According to the BBC and the Daily Star, the independent non-profit educational organization SHEU surveyed more than 83, 000 British students aged 10 to 15 in 1,100 primary schools, asking the kids over 100 questions about their day to day health-related behaviors, and found:
Describing their alcohol drinking over the past week, 11 percent of the children aged 14 and 15 admitted to downing more than ten alcoholic drinks during that period; 20 percent claimed they drank at least one pint of cider; nearly a third responded they drank at least one pint of beer; and boys favored beer, lager and cider, while girls more often chose wine and spirits.
Dr. David Regis from SHUE told the BBC the survey showed good and bad news:
"We've got an increasing number of pupils who are saying as far as they're concerned, alcohol is not for them at all, so the number of teetotallers has been going up in recent years, but we've also seen those youngsters that do drink maybe more likely than ever to go over the top."
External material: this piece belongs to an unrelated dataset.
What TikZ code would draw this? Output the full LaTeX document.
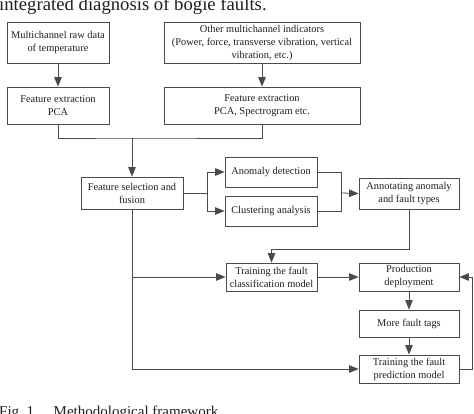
\documentclass[tikz,border=0pt]{standalone}
\usepackage{fontspec}
\setmainfont{Liberation Serif}
\usetikzlibrary{arrows.meta,calc}
\definecolor{ln}{HTML}{4A4A4A}
\definecolor{tx}{HTML}{1E1E1E}
\tikzset{
  box/.style={draw=ln, line width=0.8pt, inner sep=0pt, align=center, text=tx,
    font=\fontsize{10.4}{13}\selectfont},
  conn/.style={draw=ln, line width=0.8pt},
  arr/.style={conn, -{Triangle[length=9.5pt,width=7.5pt]}},
}
\begin{document}
\begin{tikzpicture}[x=1pt,y=-1pt]
\useasboundingbox (0,0) rectangle (474,413);
\begin{scope}
\clip (0,0) rectangle (474,413);
\node[anchor=base west, inner sep=0pt, text=tx, font=\fontsize{18.7}{20}\selectfont] (toptext) at (-1,10.5) {integrated diagnosis of bogie faults.};
\node[anchor=base west, inner sep=0pt, text=tx, font=\fontsize{15}{17}\selectfont] (cap) at (-1,416) {Fig.~1\hspace{1.3em}Methodological framework};
\end{scope}
% boxes
\node[box, minimum width=102pt, minimum height=41pt] (A) at (58,42.5) {Multichannel raw data\\of temperature};
\node[box, minimum width=196pt, minimum height=41pt] (B) at (262,42.5) {Other multichannel indicators\\(Power, force, transverse vibration, vertical\\vibration, etc.)};
\node[box, minimum width=102pt, minimum height=37pt] (C) at (58,105.5) {Feature extraction\\PCA};
\node[box, minimum width=196pt, minimum height=37pt] (D) at (262,105.5) {Feature extraction\\PCA, Spectrogram etc.};
\node[box, minimum width=102pt, minimum height=32pt] (E) at (132,193) {Feature selection and\\fusion};
\node[box, minimum width=92pt, minimum height=30pt] (AN) at (271,172) {Anomaly detection};
\node[box, minimum width=92pt, minimum height=30pt] (CL) at (271,211) {Clustering analysis};
\node[box, minimum width=100pt, minimum height=31pt] (AT) at (409,193.5) {Annotating anomaly\\and fault types};
\node[box, minimum width=91pt, minimum height=28pt] (TC) at (271.5,277) {Training the fault\\classification model};
\node[box, minimum width=100pt, minimum height=28pt] (PD) at (409,277) {Production\\deployment};
\node[box, minimum width=100pt, minimum height=27pt] (MT) at (409,323.5) {More fault tags};
\node[box, minimum width=100pt, minimum height=28pt] (TP) at (409,369) {Training the fault\\prediction model};
% helper coordinates
\coordinate (mrg) at (132,138);
\coordinate (sp) at (207,193);
\coordinate (jn) at (341,193);
\coordinate (c1) at (271.5,249);
\coordinate (b1) at (132,277);
\coordinate (fb) at (472,323);
% connectors
\draw[arr] (A) -- (C);
\draw[arr] (B) -- (D);
\draw[conn] (C.south) |- (mrg) -| (D.south);
\draw[arr] (mrg) -- (E.north);
\draw[conn] (E.east) -- (sp);
\draw[arr] (sp) |- (AN.west);
\draw[arr] (sp) |- (CL.west);
\draw[conn] (AN.east) -| (jn);
\draw[conn] (CL.east) -| (jn);
\draw[arr] (jn) -- (AT.west);
\draw[conn] (AT.south) |- (c1);
\draw[arr] (c1) -- (TC.north);
\draw[arr] (E.south) |- (TP.west);
\draw[arr] (b1) -- (TC.west);
\draw[arr] (TC) -- (PD);
\draw[arr] (PD) -- (MT);
\draw[arr] (MT) -- (TP);
\draw[conn] (TP.east) -| (fb);
\draw[arr] (fb) |- (PD.east);
\end{tikzpicture}
\end{document}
A Department of Health spokesman responded that children under 15 should not be drinking any alcohol, and stated its drug strategy for young people included alcohol misuse prevention measures:
"We are... doubling the maximum fine for under-age alcohol sales to £20,000 and extending the period of voluntary closure that can be given as an alternative to prosecution for persistent under-age selling from 48 hours to two weeks."
The SHEU study also found significant numbers of girls were skipping meals in efforts to attain "ideal" figures; kids were eating fewer fresh fruits and vegetables as they grew older; and over half of the females 14 and 15 years old were taking painkillers every day.